Drawing on the new institutional economics, Avant assumes that actors at every level will seek to enhance their political power. Military organizations will thus respond to civilian goals when military leaders expect rewards for their responsiveness. Tracing the evolution of civil-military relations in the United States and Britain, Avant concludes that a nation's political structure has a major impact on the structure of military organizations and their formation of military doctrine.

Avant finds in particular that structural differences between the British and U.S. governments have resulted in very different biases within the two armies. Unified political institutions in Britain worked to create an army that was sensitive to civilian goals.

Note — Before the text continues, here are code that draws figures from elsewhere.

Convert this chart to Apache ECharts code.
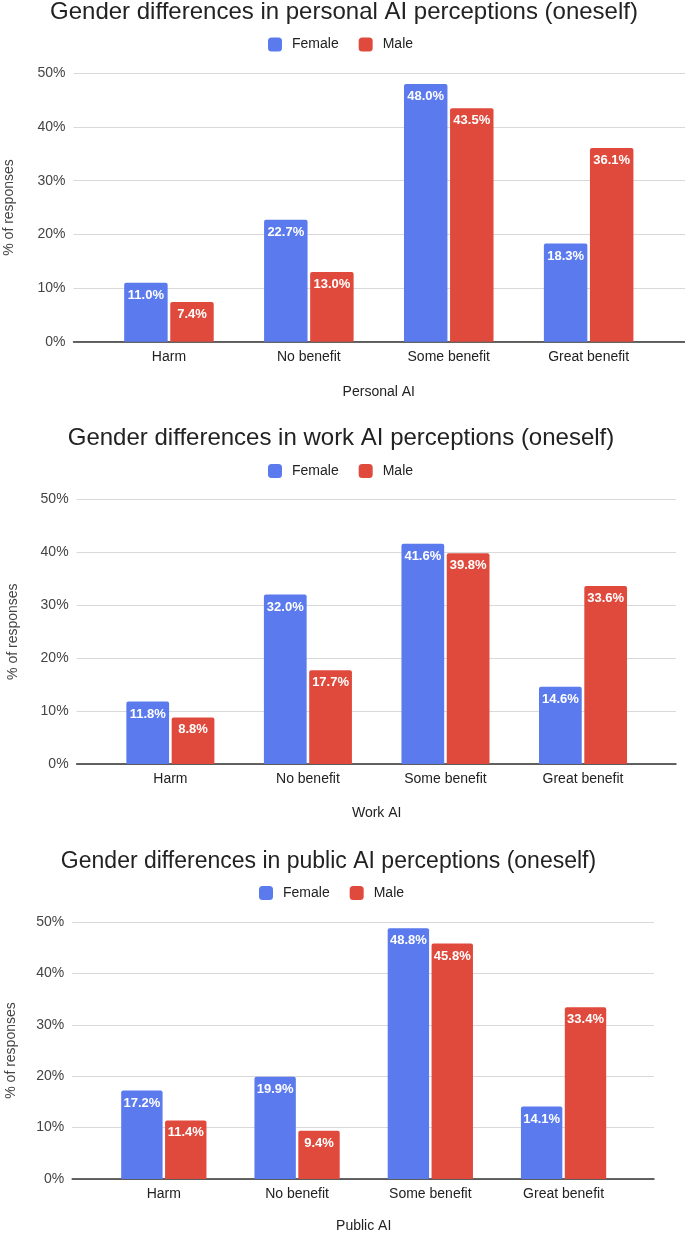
<!DOCTYPE html>
<html>
<head>
<meta charset="utf-8">
<script src="https://cdn.jsdelivr.net/npm/echarts@6/dist/echarts.min.js"></script>
<style>
html,body{margin:0;padding:0;background:#fff;}
#c{width:685px;height:1233px;}
</style>
</head>
<body>
<div id="c"></div>
<script>
var categories = ['Harm', 'No benefit', 'Some benefit', 'Great benefit'];
var seriesNames = ['Female', 'Male'];
var yTicks = [0, 10, 20, 30, 40, 50];

var personalFemale = [11.0, 22.7, 48.0, 18.3];
var personalMale = [7.4, 13.0, 43.5, 36.1];
var workFemale = [11.8, 32.0, 41.6, 14.6];
var workMale = [8.8, 17.7, 39.8, 33.6];
var publicFemale = [17.2, 19.9, 48.8, 14.1];
var publicMale = [11.4, 9.4, 45.8, 33.4];

var titles = [
  'Gender differences in personal AI perceptions (oneself)',
  'Gender differences in work AI perceptions (oneself)',
  'Gender differences in public AI perceptions (oneself)'
];
var xNames = ['Personal AI', 'Work AI', 'Public AI'];
var yName = '% of responses';
var panelData = [[personalFemale, personalMale], [workFemale, workMale], [publicFemale, publicMale]];

// layout (positions only)
var layout = [
  {titleX: 344, titleTop: 0, titleSize: 24, legLeft: 268, legTop: 37.5, top: 73.3, h: 268.4, fullL: 73.5, fullR: 685, barL: 99, barR: 658.6, xGap: 43, yGap: 57.5},
  {titleX: 341, titleTop: 426, titleSize: 24, legLeft: 268, legTop: 464, top: 499.3, h: 264.7, fullL: 76.6, fullR: 676, barL: 101.6, barR: 651.8, xGap: 42, yGap: 56.5},
  {titleX: 328.5, titleTop: 850, titleSize: 23, legLeft: 259, legTop: 886, top: 922, h: 257, fullL: 72.2, fullR: 654, barL: 97.2, barR: 630.2, xGap: 40, yGap: 54.5}
];

var BLUE = '#5A7AEE', RED = '#E04A3C';
var FONT = 'Liberation Sans, Arial, sans-serif';

var option = {
  backgroundColor: '#fff',
  animation: false,
  color: [BLUE, RED],
  title: [], legend: [], grid: [], xAxis: [], yAxis: [], series: []
};

layout.forEach(function (L, i) {
  option.title.push({
    text: titles[i], left: L.titleX, top: L.titleTop, textAlign: 'center', padding: 0,
    textStyle: {fontFamily: FONT, fontSize: L.titleSize, fontWeight: 'normal', color: '#222'}
  });
  option.legend.push({
    data: seriesNames, left: L.legLeft, top: L.legTop, padding: 0,
    icon: 'roundRect', itemWidth: 14, itemHeight: 14, itemGap: 20,
    selectedMode: false,
    textStyle: {fontFamily: FONT, fontSize: 14, color: '#222', padding: [0, 0, 0, 5]}
  });
  option.grid.push({left: L.fullL, width: L.fullR - L.fullL, top: L.top, height: L.h, containLabel: false, outerBoundsMode: 'none'});
  option.grid.push({left: L.barL, width: L.barR - L.barL, top: L.top, height: L.h, containLabel: false, outerBoundsMode: 'none'});
  var gFull = i * 2, gBar = i * 2 + 1;
  option.xAxis.push({
    gridIndex: gFull, type: 'value', min: 0, max: 1,
    axisLine: {show: true, onZero: true, lineStyle: {color: '#333', width: 1.5}},
    axisTick: {show: false}, axisLabel: {show: false}, splitLine: {show: false}
  });
  option.xAxis.push({
    gridIndex: gBar, type: 'category', data: categories,
    axisLine: {show: false}, axisTick: {show: false},
    axisLabel: {fontFamily: FONT, fontSize: 14, color: '#222', margin: 8},
    name: xNames[i], nameLocation: 'middle', nameGap: L.xGap,
    nameTextStyle: {fontFamily: FONT, fontSize: 14, color: '#222'}
  });
  option.yAxis.push({
    gridIndex: gFull, type: 'value', min: yTicks[0], max: yTicks[yTicks.length - 1], interval: 10,
    axisLine: {show: false}, axisTick: {show: false},
    axisLabel: {formatter: '{value}%', fontFamily: FONT, fontSize: 14, color: '#444', margin: 8},
    splitLine: {lineStyle: {color: '#d9d9d9', width: 1}},
    name: yName, nameLocation: 'middle', nameGap: L.yGap, nameRotate: 90,
    nameTextStyle: {fontFamily: FONT, fontSize: 14, color: '#444', fontWeight: 'normal'}
  });
  option.yAxis.push({
    gridIndex: gBar, type: 'value', min: yTicks[0], max: yTicks[yTicks.length - 1], interval: 10,
    show: false
  });
  seriesNames.forEach(function (nm, k) {
    option.series.push({
      name: nm, type: 'bar', xAxisIndex: gBar, yAxisIndex: gBar,
      data: panelData[i][k],
      barCategoryGap: '36%', barGap: '6%',
      itemStyle: {color: k === 0 ? BLUE : RED, borderRadius: [2, 2, 0, 0]},
      label: {
        show: true, position: 'insideTop', distance: 6,
        formatter: function (p) { return p.value.toFixed(1) + '%'; },
        color: '#fff', fontFamily: FONT, fontSize: 13, fontWeight: 'bold'
      }
    });
  });
});

var chart = echarts.init(document.getElementById('c'), null, {renderer: 'canvas'});
chart.setOption(option);
</script>
</body>
</html>
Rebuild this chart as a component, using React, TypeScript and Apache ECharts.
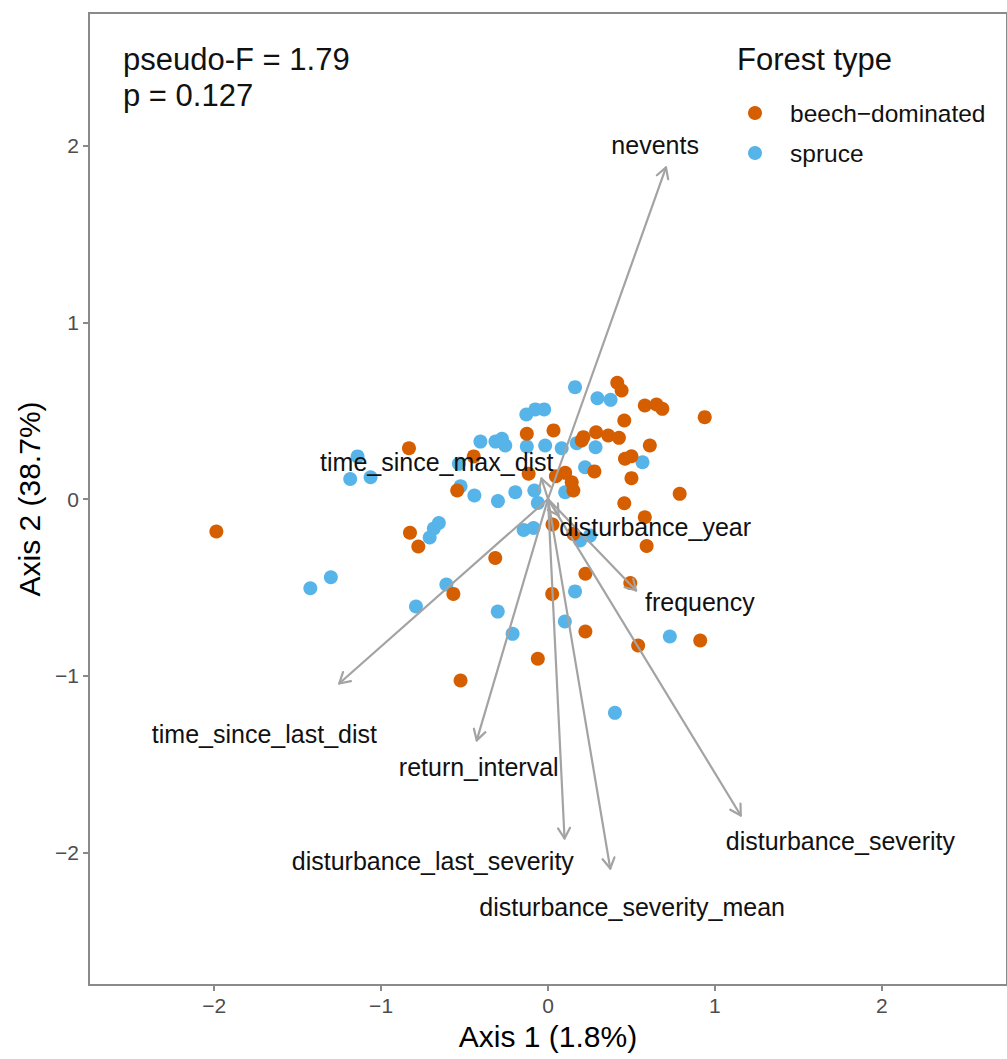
import React, { useEffect, useRef } from "react";
import * as echarts from "echarts";

// ---- Data ----
const beechX = [0.415, 0.441, 0.580, 0.650, 0.685, 0.939, 0.457, -0.127, 0.033, 0.202, 0.212, 0.288, 0.361, 0.425, 0.610, -0.833, -0.445, 0.461, 0.500, -0.116, 0.047, 0.103, 0.142, 0.152, 0.278, 0.500, 0.789, -0.544, 0.457, 0.580, 0.591, 0.027, 0.152, -0.827, -0.777, -0.316, -0.567, 0.224, 0.493, 0.025, 0.224, 0.540, 0.912, -0.061, -0.524, -1.987];
const beechY = [0.658, 0.614, 0.529, 0.535, 0.510, 0.463, 0.444, 0.369, 0.388, 0.331, 0.350, 0.378, 0.359, 0.346, 0.303, 0.287, 0.241, 0.228, 0.242, 0.143, 0.129, 0.148, 0.095, 0.048, 0.156, 0.118, 0.029, 0.048, -0.024, -0.103, -0.266, -0.144, -0.197, -0.191, -0.269, -0.334, -0.537, -0.423, -0.475, -0.537, -0.750, -0.829, -0.801, -0.904, -1.027, -0.184];

const spruceX = [0.162, 0.296, 0.375, -0.130, -0.076, -0.023, -0.405, -0.315, -0.276, -0.256, -0.127, -0.017, 0.082, 0.172, 0.285, 0.566, -0.524, -0.441, -0.300, -0.196, -0.082, -0.061, 0.103, 0.222, -0.654, -0.684, -0.709, -0.146, -0.087, 0.192, 0.252, -0.609, -0.791, -0.301, 0.162, 0.101, -0.534, -1.141, -1.185, -1.063, -1.301, -1.424, -0.212, 0.730, 0.401];
const spruceY = [0.633, 0.570, 0.561, 0.478, 0.507, 0.507, 0.325, 0.325, 0.341, 0.303, 0.297, 0.303, 0.287, 0.316, 0.293, 0.208, 0.072, 0.020, -0.012, 0.038, 0.048, -0.022, 0.038, 0.180, -0.136, -0.167, -0.218, -0.175, -0.164, -0.235, -0.207, -0.484, -0.608, -0.637, -0.523, -0.693, 0.199, 0.241, 0.113, 0.123, -0.443, -0.505, -0.763, -0.778, -1.210];

const arrowNames = ["nevents", "time_since_max_dist", "disturbance_year", "frequency", "time_since_last_dist", "return_interval", "disturbance_last_severity", "disturbance_severity_mean", "disturbance_severity"];
const arrowX = [0.707, -0.039, 0.063, 0.528, -1.251, -0.427, 0.099, 0.373, 1.155];
const arrowY = [1.876, 0.116, -0.093, -0.518, -1.044, -1.366, -1.921, -2.091, -1.791];
const labelX = [0.642, -0.666, 0.642, 0.910, -1.699, -0.415, -0.690, 0.504, 1.752];
const labelY = [2.001, 0.207, -0.161, -0.580, -1.327, -1.519, -2.046, -2.306, -1.938];

const tickValues = [-2, -1, 0, 1, 2];
const groupNames = ["beech\u2212dominated", "spruce"];
const statLines = ["pseudo-F = 1.79", "p = 0.127"];
const legendTitle = "Forest type";
const xTitle = "Axis 1 (1.8%)";
const yTitle = "Axis 2 (38.7%)";

const FONT = "Liberation Sans, Arial, Helvetica, sans-serif";
const ORANGE = "#D55E00";
const BLUE = "#56B4E9";
const ARROW = "#A3A3A3";

const fmt = (v: number) => (v < 0 ? "\u2212" + Math.abs(v) : String(v));

export default function App() {
  const ref = useRef<HTMLDivElement>(null);
  useEffect(() => {
    const chart = echarts.init(ref.current!, null, { renderer: "svg" });
    const zip = (xs: number[], ys: number[]) => xs.map((x, i) => [x, ys[i]]);
    const axisCommon = {
      type: "value", min: -2.75, max: 2.75,
      splitLine: { show: false },
      axisLine: { show: false, onZero: false },
      axisTick: { show: true, length: 6, customValues: tickValues, lineStyle: { color: "#8a8a8a", width: 2 } },
      axisLabel: { customValues: tickValues, formatter: fmt, color: "#4D4D4D", fontSize: 21, fontFamily: FONT, margin: 10 },
      nameLocation: "middle",
      nameTextStyle: { color: "#000", fontSize: 30, fontFamily: FONT },
    };
    const option: any = {
      animation: false,
      backgroundColor: "#ffffff",
      grid: {
        left: 89, top: 13, width: 921, height: 972,
        show: true, borderColor: "#8a8a8a", borderWidth: 2, backgroundColor: "transparent",
      },
      xAxis: { ...axisCommon, name: xTitle, nameGap: 36 },
      yAxis: { ...axisCommon, name: yTitle, nameGap: 40, nameRotate: 90 },
      series: [
        {
          type: "scatter", name: groupNames[1], data: zip(spruceX, spruceY),
          symbolSize: 14, itemStyle: { color: BLUE, opacity: 1 }, z: 2,
        },
        {
          type: "scatter", name: groupNames[0], data: zip(beechX, beechY),
          symbolSize: 14, itemStyle: { color: ORANGE, opacity: 1 }, z: 2,
        },
        {
          type: "custom", z: 3,
          data: zip(arrowX, arrowY),
          renderItem: (params: any, api: any) => {
            const s = api.coord([0, 0]);
            const e = api.coord([api.value(0), api.value(1)]);
            const ang = Math.atan2(e[1] - s[1], e[0] - s[0]);
            const L = 12, a = Math.PI / 6;
            const p1 = [e[0] - L * Math.cos(ang - a), e[1] - L * Math.sin(ang - a)];
            const p2 = [e[0] - L * Math.cos(ang + a), e[1] - L * Math.sin(ang + a)];
            const st = { stroke: ARROW, lineWidth: 2.2, fill: "none", lineJoin: "round", lineCap: "round" };
            return {
              type: "group",
              children: [
                { type: "line", shape: { x1: s[0], y1: s[1], x2: e[0], y2: e[1] }, style: st },
                { type: "polyline", shape: { points: [p1, e, p2] }, style: st },
              ],
            };
          },
        },
        {
          type: "custom", z: 4,
          data: labelX.map((x, i) => [x, labelY[i], arrowNames[i]]),
          renderItem: (params: any, api: any) => {
            const p = api.coord([api.value(0), api.value(1)]);
            return {
              type: "text",
              style: {
                text: arrowNames[params.dataIndex], x: p[0], y: p[1],
                align: "center", verticalAlign: "middle",
                fontSize: 25, fontFamily: FONT, fill: "#111",
              },
            };
          },
        },
      ],
      graphic: [
        { type: "text", x: 123, y: 59, style: { text: statLines[0], fontSize: 31, fontFamily: FONT, fill: "#111", verticalAlign: "middle" } },
        { type: "text", x: 123, y: 95, style: { text: statLines[1], fontSize: 31, fontFamily: FONT, fill: "#111", verticalAlign: "middle" } },
        { type: "text", x: 737, y: 59, style: { text: legendTitle, fontSize: 31, fontFamily: FONT, fill: "#111", verticalAlign: "middle" } },
        { type: "circle", shape: { cx: 755, cy: 113, r: 7 }, style: { fill: ORANGE } },
        { type: "circle", shape: { cx: 755, cy: 153, r: 7 }, style: { fill: BLUE } },
        { type: "text", x: 790, y: 113, style: { text: groupNames[0], fontSize: 24.5, fontFamily: FONT, fill: "#111", verticalAlign: "middle" } },
        { type: "text", x: 790, y: 153, style: { text: groupNames[1], fontSize: 24.5, fontFamily: FONT, fill: "#111", verticalAlign: "middle" } },
      ],
    };
    chart.setOption(option);
    return () => chart.dispose();
  }, []);
  return <div ref={ref} style={{ position: "absolute", left: 0, top: 0, width: 1007, height: 1059 }} />;
}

Conversely, the U.S. political system tended to allow adherence to classic principles of military science within the Army and often impeded effective civilian intervention. These contra sting conditions contributed to the relative ease with which the British Army adapted to new peripheral threats and the reluctance with which the U.S. Army responded to change in Vietnam.

Industry Reviews

Avant tells an interesting set of stories from a unique perspective. She has made an important contribution to the development of civil-military relations theory, proving through her careful analysis that it makes sense to integrate the new institutionalism into the subfield, particularly by focusing on budgetary and hiring procedures.

* American Political Science Review *

This slim volume packs some powerful arguments which Avant presents clearly and convincgly. This book is also most pertinent with policy-makers now requiring militaries to make peace instead of war. Avant's model provides the best tool yet for predicting which militaries are likely to shape up to these new tasks.